Search code examples
javascriptunicodebtoa

btoa behavior with multibyte characters


btoa expects an input string representing binary data, which it will then base64 encode.

However, if the input contains multibyte characters it will throw an error because btoa only directly supports input characters within a the Latin1 range of Unicode.

const ok = "a";
console.log(ok.codePointAt(0).toString(16)); //   61: occupies < 1 byte

const notOK = "✓";
console.log(notOK.codePointAt(0).toString(16)); // 2713: occupies > 1 byte

console.log(btoa(ok)); // YQ==
console.log(btoa(notOK)); // error

But why is this the case? Why couldn't btoa simply treat the input string as a sequence of bytes and encode each byte one by one, ignoring what the bytes mean?


Solution

  • btoa means binary to ASCII and a string containing multi-byte characters is not binary data in the ECMAScript spec. This demands browsers implement their internal character encoding in a certain way. The constraint is intentional.

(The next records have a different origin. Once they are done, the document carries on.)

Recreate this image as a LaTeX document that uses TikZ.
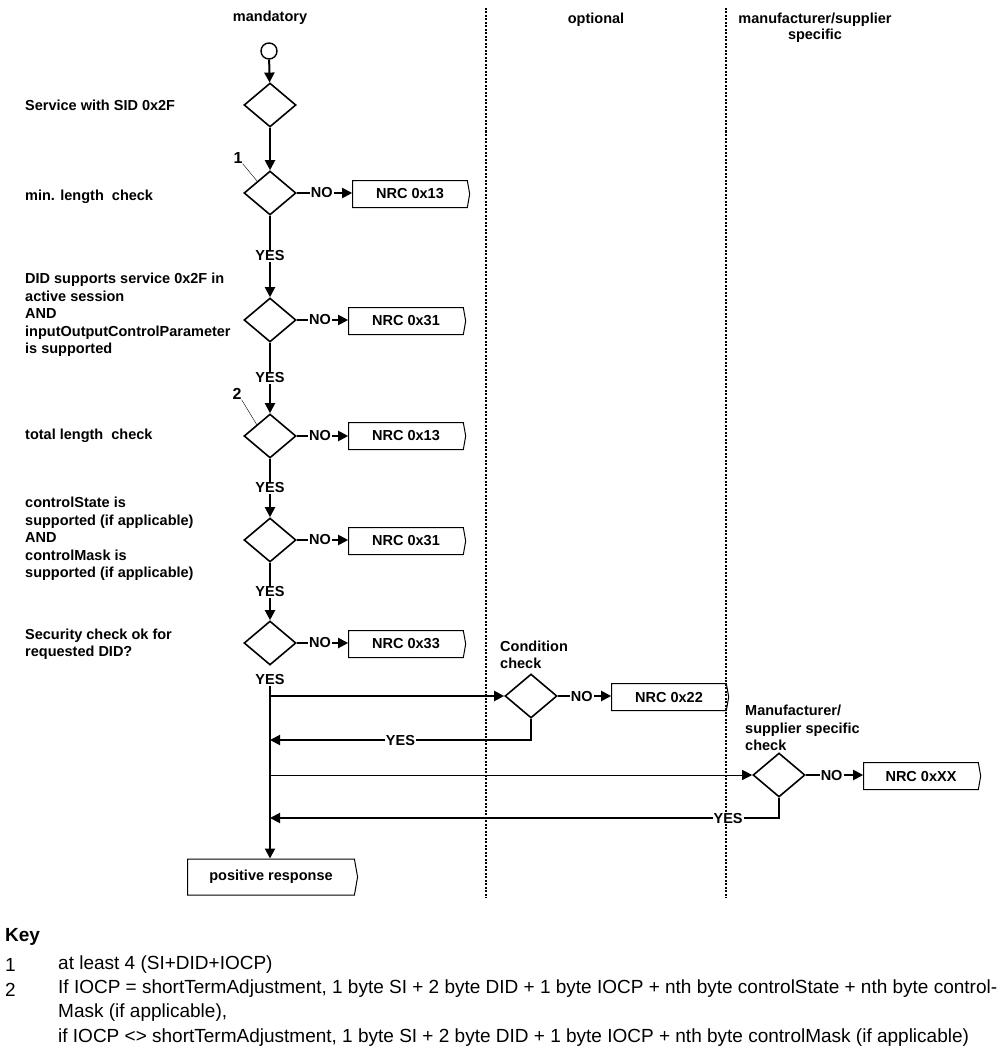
\documentclass[tikz,border=0pt]{standalone}
\usepackage{fontspec}
\setmainfont{Liberation Sans}
\usetikzlibrary{shapes.geometric,shapes.symbols,arrows.meta}
\begin{document}
\begin{tikzpicture}[x=1pt,y=-1pt,
  dia/.style={draw,line width=1.6pt,diamond,minimum width=52pt,minimum height=44pt,inner sep=0pt},
  nrc/.style={draw,line width=1pt,signal,signal to=east,signal pointer angle=160,minimum width=117pt,minimum height=27pt,inner sep=0pt,font=\fontsize{14.5}{17}\selectfont\bfseries},
  lbl/.style={font=\fontsize{14.5}{17.5}\selectfont\bfseries,align=left,anchor=west,inner sep=0pt},
  yn/.style={font=\fontsize{14.5}{17}\selectfont\bfseries,inner sep=1pt,fill=white},
  fl/.style={line width=2pt},
  arr/.style={-{Triangle[length=10pt,width=10pt]}},
  key/.style={font=\fontsize{19}{24}\selectfont,anchor=west,inner sep=0pt}]
\useasboundingbox (0,0) rectangle (1003,1054);
\draw[line width=1.4pt,dash pattern=on 2pt off 1.5pt] (486,8) -- (486,898) (726,8) -- (726,898);
\node[lbl,anchor=center] (h1) at (270,18) {mandatory};
\node[lbl,anchor=center] (h2) at (596,20) {optional};
\node[lbl,anchor=center,align=center,font=\fontsize{14.5}{16}\selectfont\bfseries] (h3) at (815,28) {manufacturer/supplier\\specific};
\node[draw,circle,line width=1.4pt,minimum size=16pt,inner sep=0pt] (st) at (269,51) {};
\node[dia] (d1) at (270,105) {};
\node[dia] (d2) at (270,193) {};
\node[dia] (d3) at (270,320) {};
\node[dia] (d4) at (270,436) {};
\node[dia] (d5) at (270,540) {};
\node[dia] (d6) at (270,643) {};
\node[dia] (c1) at (531,696) {};
\node[dia] (c2) at (779,775) {};
\node[nrc] (n1) at (410,194) {NRC 0x13};
\node[nrc] (n2) at (406,321) {NRC 0x31};
\node[nrc] (n3) at (406,436) {NRC 0x13};
\node[nrc] (n4) at (406,541) {NRC 0x31};
\node[nrc] (n5) at (406,644) {NRC 0x33};
\node[nrc] (n6) at (669,697) {NRC 0x22};
\node[nrc] (n7) at (921,776) {NRC 0xXX};
\node[nrc,minimum width=170pt,minimum height=36pt] (pr) at (271,877) {positive response};
\node[lbl] (t1) at (25,105) {Service with SID 0x2F};
\node[lbl] (t2) at (25,197) {min. length\ \ check};
\node[lbl] (t3) at (25,315) {DID supports service 0x2F in\\active session\\AND\\inputOutputControlParameter\\is supported};
\node[lbl] (t4) at (25,436) {total length\ \ check};
\node[lbl] (t5) at (25,539) {controlState is\\supported (if applicable)\\AND\\controlMask is\\supported (if applicable)};
\node[lbl] (t6) at (25,644) {Security check ok for\\requested DID?};
\node[lbl] (t7) at (500,655) {Condition\\check};
\node[lbl] (t8) at (745,728) {Manufacturer/\\supplier specific\\check};
% YES labels
\node[yn] (y2) at (270,256) {YES};
\node[yn] (y3) at (270,378) {YES};
\node[yn] (y4) at (270,488) {YES};
\node[yn] (y5) at (270,592) {YES};
\node[yn] (y6) at (270,680) {YES};
% main flow
\draw[fl,arr] (st) -- (d1);
\draw[fl,arr] (d1) -- (d2);
\draw[fl] (d2) -- (y2);
\draw[fl,arr] (y2) -- (d3);
\draw[fl] (d3) -- (y3);
\draw[fl,arr] (y3) -- (d4);
\draw[fl] (d4) -- (y4);
\draw[fl,arr] (y4) -- (d5);
\draw[fl] (d5) -- (y5);
\draw[fl,arr] (y5) -- (d6);
\coordinate (m1) at (270,696);
\coordinate (m2) at (270,740);
\coordinate (m3) at (270,775);
\coordinate (m4) at (270,818);
\draw[fl,arr] (y6) -- (pr.north -| d6);
% NO branches
\draw[fl,arr] (d2.east) -- node[yn,pos=0.45] {NO} (n1.west |- d2);
\draw[fl,arr] (d3.east) -- node[yn,pos=0.45] {NO} (n2.west |- d3);
\draw[fl,arr] (d4.east) -- node[yn,pos=0.45] {NO} (n3.west |- d4);
\draw[fl,arr] (d5.east) -- node[yn,pos=0.45] {NO} (n4.west |- d5);
\draw[fl,arr] (d6.east) -- node[yn,pos=0.45] {NO} (n5.west |- d6);
\draw[fl,arr] (c1.east) -- node[yn,pos=0.45] {NO} (n6.west |- c1);
\draw[fl,arr] (c2.east) -- node[yn,pos=0.45] {NO} (n7.west |- c2);
% optional branches
\draw[fl,arr] (m1) -- (c1.west);
\draw[fl,arr] (c1.south) |- node[yn,pos=0.75] {YES} (m2);
\draw[line width=0.8pt,arr] (m3) -- (c2.west);
\draw[fl,arr] (c2.south) |- node[yn,pos=0.55] {YES} (m4);
% footnote marks
\node[lbl,anchor=center,font=\fontsize{16}{18}\selectfont\bfseries] (k1) at (238,158) {1};
\draw[line width=0.4pt] (k1.south east) -- (257,181);
\node[lbl,anchor=center,font=\fontsize{16}{18}\selectfont\bfseries] (k2) at (237,394) {2};
\draw[line width=0.4pt] (k2.south east) -- (257,425);
% key
\node[key,font=\fontsize{19}{22}\selectfont\bfseries] (kt) at (5,937) {Key};
\node[key] (a1) at (5,965) {1};
\node[key] (b1) at (58,965) {at least 4 (SI+DID+IOCP)};
\node[key] (a2) at (5,990) {2};
\node[key,text width=939pt,align=justify,anchor=north west] (b2) at (58,980) {If IOCP = shortTermAdjustment, 1 byte SI + 2 byte DID + 1 byte IOCP + nth byte controlState + nth byte controlMask (if applicable),};
\node[key] (b3) at (58,1038) {if IOCP <> shortTermAdjustment, 1 byte SI + 2 byte DID + 1 byte IOCP + nth byte controlMask (if applicable)};
\end{tikzpicture}
\end{document}
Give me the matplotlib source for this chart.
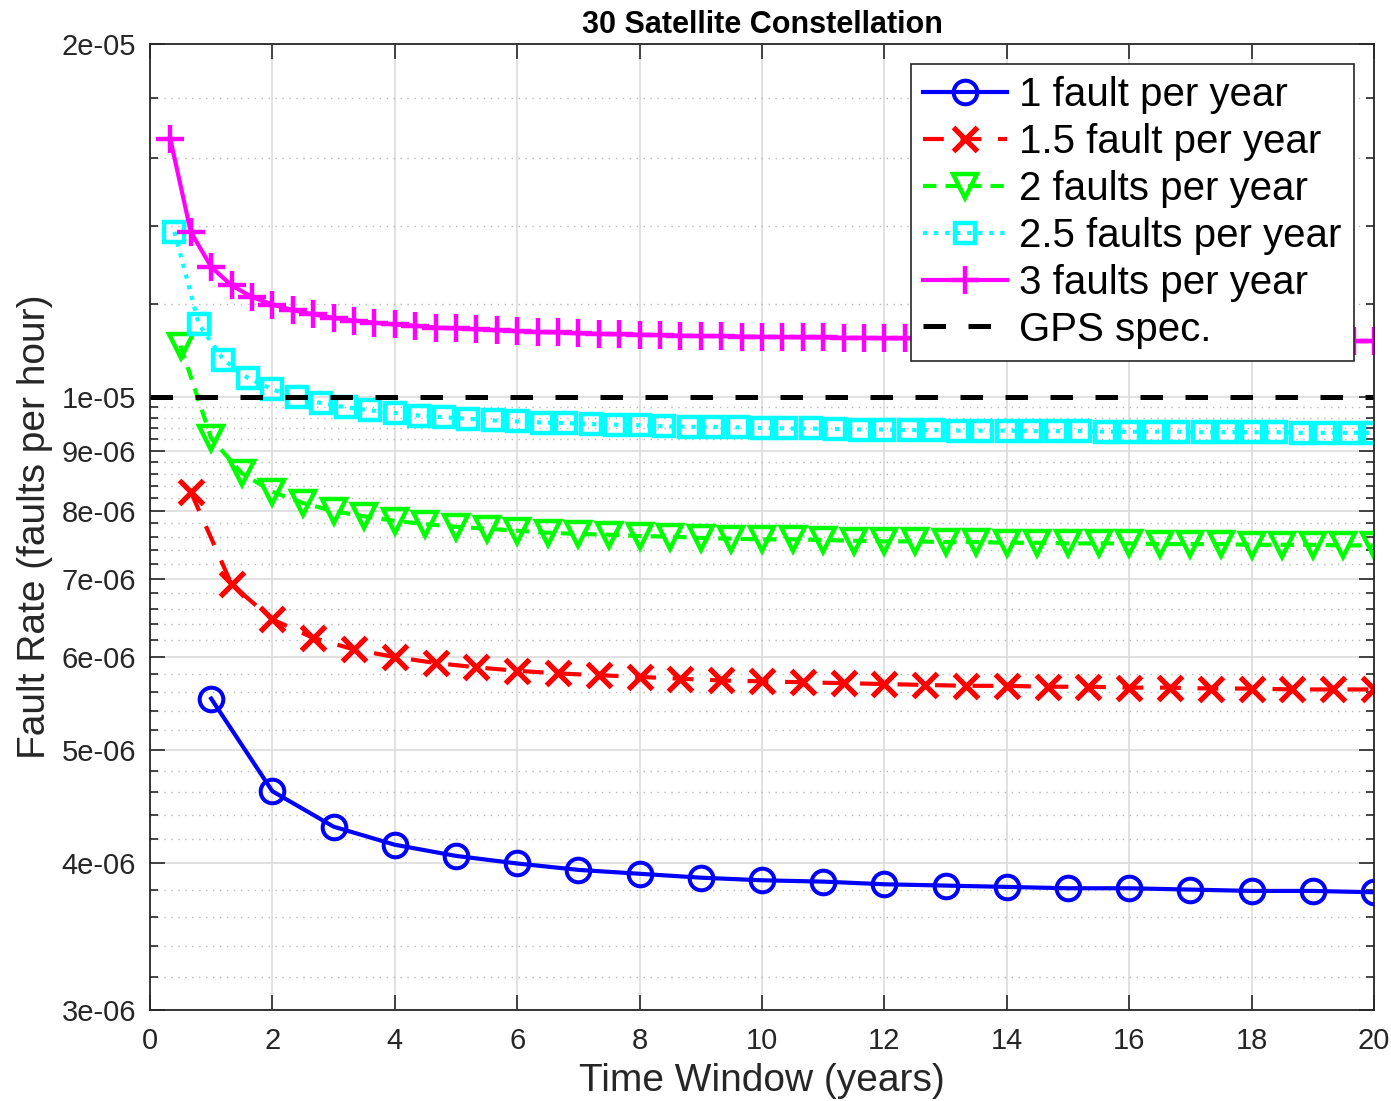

    There's a great explanation here: https://mathiasbynens.be/notes/javascript-encoding. Likely, this is something that can't be changed, as it would cause backward incompatible changes. It's fully baked now and was decided a long time ago before Unicode was even popular and probably when you have people with machines that were only 16 bit.

    The implementation also uses quite complex bitwise operators, most likely for performance reasons. They can only do this because of the constraints.

    Could there be a new implementation that isn't bound to the internal character encoding? Yes, but it would need to be called something else. I'm pretty sure it was discussed on the TextEncoder API but dropped and there was some discussion about if it could be a method on ByteArray. But as far as I know, it doesn't exist yet.